Quote the listing below in its entirety, omitting every image.

• • • • • • •

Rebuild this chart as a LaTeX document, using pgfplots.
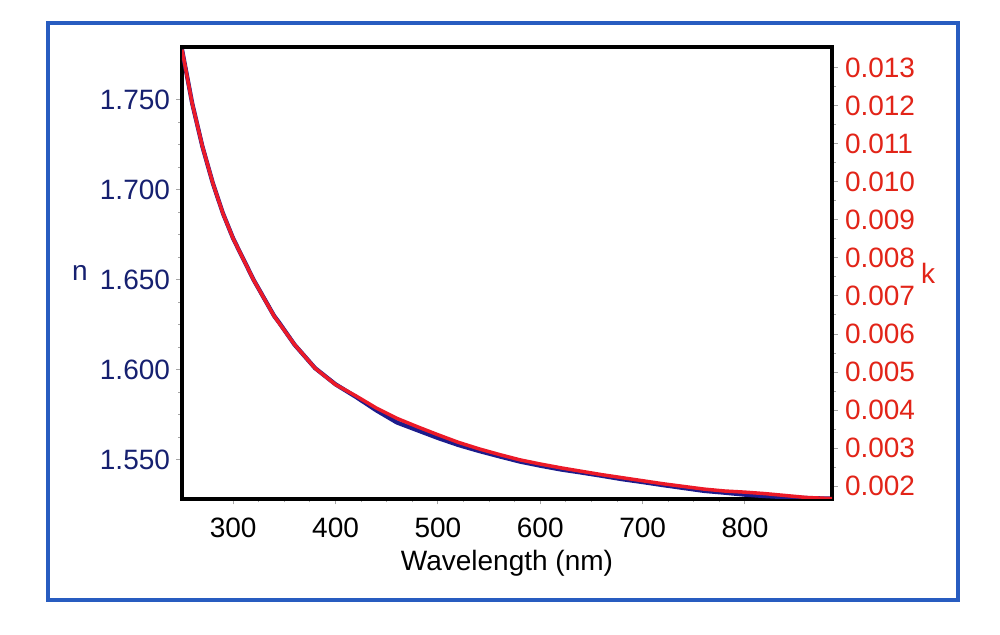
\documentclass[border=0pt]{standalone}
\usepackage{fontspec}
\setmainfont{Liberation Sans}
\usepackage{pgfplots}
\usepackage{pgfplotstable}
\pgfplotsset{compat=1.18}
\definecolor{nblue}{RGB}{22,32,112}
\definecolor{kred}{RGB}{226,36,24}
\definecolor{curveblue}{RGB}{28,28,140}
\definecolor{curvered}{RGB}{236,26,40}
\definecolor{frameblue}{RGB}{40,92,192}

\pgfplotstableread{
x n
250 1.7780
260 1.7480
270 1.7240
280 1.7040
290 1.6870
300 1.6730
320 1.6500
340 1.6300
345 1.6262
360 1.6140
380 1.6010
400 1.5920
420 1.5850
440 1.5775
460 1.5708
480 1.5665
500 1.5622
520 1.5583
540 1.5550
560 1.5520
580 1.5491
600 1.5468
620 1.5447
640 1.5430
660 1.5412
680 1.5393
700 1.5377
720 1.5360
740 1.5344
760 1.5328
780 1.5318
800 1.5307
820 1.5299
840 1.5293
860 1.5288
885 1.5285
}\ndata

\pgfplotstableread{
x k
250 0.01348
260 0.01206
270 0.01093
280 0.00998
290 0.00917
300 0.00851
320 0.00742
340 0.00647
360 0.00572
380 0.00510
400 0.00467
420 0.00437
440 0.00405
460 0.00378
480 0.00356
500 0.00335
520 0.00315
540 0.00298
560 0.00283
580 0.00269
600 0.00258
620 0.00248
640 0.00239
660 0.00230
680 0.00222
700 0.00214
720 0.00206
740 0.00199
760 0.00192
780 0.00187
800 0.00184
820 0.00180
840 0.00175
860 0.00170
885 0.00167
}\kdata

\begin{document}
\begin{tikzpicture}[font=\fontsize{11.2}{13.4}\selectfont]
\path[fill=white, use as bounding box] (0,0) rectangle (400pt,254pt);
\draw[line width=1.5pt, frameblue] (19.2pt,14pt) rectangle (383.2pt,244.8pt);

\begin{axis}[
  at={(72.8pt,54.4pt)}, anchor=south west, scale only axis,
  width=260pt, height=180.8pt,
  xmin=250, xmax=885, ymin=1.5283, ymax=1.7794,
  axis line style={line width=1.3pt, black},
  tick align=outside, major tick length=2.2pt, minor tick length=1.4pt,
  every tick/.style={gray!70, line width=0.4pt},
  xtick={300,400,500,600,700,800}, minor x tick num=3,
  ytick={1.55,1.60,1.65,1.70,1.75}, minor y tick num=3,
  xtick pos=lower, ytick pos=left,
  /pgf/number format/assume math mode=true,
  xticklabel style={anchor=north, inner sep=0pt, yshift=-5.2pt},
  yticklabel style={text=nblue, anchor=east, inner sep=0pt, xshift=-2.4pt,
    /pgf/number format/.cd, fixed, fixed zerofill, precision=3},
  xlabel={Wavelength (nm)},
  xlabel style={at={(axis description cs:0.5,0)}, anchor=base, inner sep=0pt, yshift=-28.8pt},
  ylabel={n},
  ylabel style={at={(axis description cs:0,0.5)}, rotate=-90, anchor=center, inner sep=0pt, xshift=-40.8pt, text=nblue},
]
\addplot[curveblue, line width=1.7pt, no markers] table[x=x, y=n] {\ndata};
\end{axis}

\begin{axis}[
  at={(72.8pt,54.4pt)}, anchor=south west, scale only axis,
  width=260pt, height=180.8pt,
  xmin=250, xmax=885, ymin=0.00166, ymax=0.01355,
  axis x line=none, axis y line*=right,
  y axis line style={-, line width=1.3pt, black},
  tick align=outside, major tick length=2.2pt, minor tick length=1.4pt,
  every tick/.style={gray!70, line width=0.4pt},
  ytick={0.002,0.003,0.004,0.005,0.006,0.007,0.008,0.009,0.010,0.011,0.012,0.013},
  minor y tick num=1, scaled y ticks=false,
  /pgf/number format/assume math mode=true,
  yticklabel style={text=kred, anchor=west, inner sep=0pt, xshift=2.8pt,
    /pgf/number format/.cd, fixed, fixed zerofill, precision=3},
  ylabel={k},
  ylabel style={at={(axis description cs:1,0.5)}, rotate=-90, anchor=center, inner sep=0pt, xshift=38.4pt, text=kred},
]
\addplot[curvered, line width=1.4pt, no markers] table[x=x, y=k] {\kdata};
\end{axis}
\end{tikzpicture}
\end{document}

• • • • • • •

**Response to the task**
Rebuild this chart as a LaTeX document, using pgfplots.
\documentclass[border=0pt]{standalone}
\usepackage{fontspec}
\setmainfont{Liberation Sans}
\usepackage{pgfplots}
\usepackage{pgfplotstable}
\pgfplotsset{compat=1.18}
\definecolor{nblue}{RGB}{22,32,112}
\definecolor{kred}{RGB}{226,36,24}
\definecolor{curveblue}{RGB}{28,28,140}
\definecolor{curvered}{RGB}{236,26,40}
\definecolor{frameblue}{RGB}{40,92,192}

\pgfplotstableread{
x n
250 1.7780
260 1.7480
270 1.7240
280 1.7040
290 1.6870
300 1.6730
320 1.6500
340 1.6300
345 1.6262
360 1.6140
380 1.6010
400 1.5920
420 1.5850
440 1.5775
460 1.5708
480 1.5665
500 1.5622
520 1.5583
540 1.5550
560 1.5520
580 1.5491
600 1.5468
620 1.5447
640 1.5430
660 1.5412
680 1.5393
700 1.5377
720 1.5360
740 1.5344
760 1.5328
780 1.5318
800 1.5307
820 1.5299
840 1.5293
860 1.5288
885 1.5285
}\ndata

\pgfplotstableread{
x k
250 0.01348
260 0.01206
270 0.01093
280 0.00998
290 0.00917
300 0.00851
320 0.00742
340 0.00647
360 0.00572
380 0.00510
400 0.00467
420 0.00437
440 0.00405
460 0.00378
480 0.00356
500 0.00335
520 0.00315
540 0.00298
560 0.00283
580 0.00269
600 0.00258
620 0.00248
640 0.00239
660 0.00230
680 0.00222
700 0.00214
720 0.00206
740 0.00199
760 0.00192
780 0.00187
800 0.00184
820 0.00180
840 0.00175
860 0.00170
885 0.00167
}\kdata

\begin{document}
\begin{tikzpicture}[font=\fontsize{11.2}{13.4}\selectfont]
\path[fill=white, use as bounding box] (0,0) rectangle (400pt,254pt);
\draw[line width=1.5pt, frameblue] (19.2pt,14pt) rectangle (383.2pt,244.8pt);

\begin{axis}[
  at={(72.8pt,54.4pt)}, anchor=south west, scale only axis,
  width=260pt, height=180.8pt,
  xmin=250, xmax=885, ymin=1.5283, ymax=1.7794,
  axis line style={line width=1.3pt, black},
  tick align=outside, major tick length=2.2pt, minor tick length=1.4pt,
  every tick/.style={gray!70, line width=0.4pt},
  xtick={300,400,500,600,700,800}, minor x tick num=3,
  ytick={1.55,1.60,1.65,1.70,1.75}, minor y tick num=3,
  xtick pos=lower, ytick pos=left,
  /pgf/number format/assume math mode=true,
  xticklabel style={anchor=north, inner sep=0pt, yshift=-5.2pt},
  yticklabel style={text=nblue, anchor=east, inner sep=0pt, xshift=-2.4pt,
    /pgf/number format/.cd, fixed, fixed zerofill, precision=3},
  xlabel={Wavelength (nm)},
  xlabel style={at={(axis description cs:0.5,0)}, anchor=base, inner sep=0pt, yshift=-28.8pt},
  ylabel={n},
  ylabel style={at={(axis description cs:0,0.5)}, rotate=-90, anchor=center, inner sep=0pt, xshift=-40.8pt, text=nblue},
]
\addplot[curveblue, line width=1.7pt, no markers] table[x=x, y=n] {\ndata};
\end{axis}

\begin{axis}[
  at={(72.8pt,54.4pt)}, anchor=south west, scale only axis,
  width=260pt, height=180.8pt,
  xmin=250, xmax=885, ymin=0.00166, ymax=0.01355,
  axis x line=none, axis y line*=right,
  y axis line style={-, line width=1.3pt, black},
  tick align=outside, major tick length=2.2pt, minor tick length=1.4pt,
  every tick/.style={gray!70, line width=0.4pt},
  ytick={0.002,0.003,0.004,0.005,0.006,0.007,0.008,0.009,0.010,0.011,0.012,0.013},
  minor y tick num=1, scaled y ticks=false,
  /pgf/number format/assume math mode=true,
  yticklabel style={text=kred, anchor=west, inner sep=0pt, xshift=2.8pt,
    /pgf/number format/.cd, fixed, fixed zerofill, precision=3},
  ylabel={k},
  ylabel style={at={(axis description cs:1,0.5)}, rotate=-90, anchor=center, inner sep=0pt, xshift=38.4pt, text=kred},
]
\addplot[curvered, line width=1.4pt, no markers] table[x=x, y=k] {\kdata};
\end{axis}
\end{tikzpicture}
\end{document}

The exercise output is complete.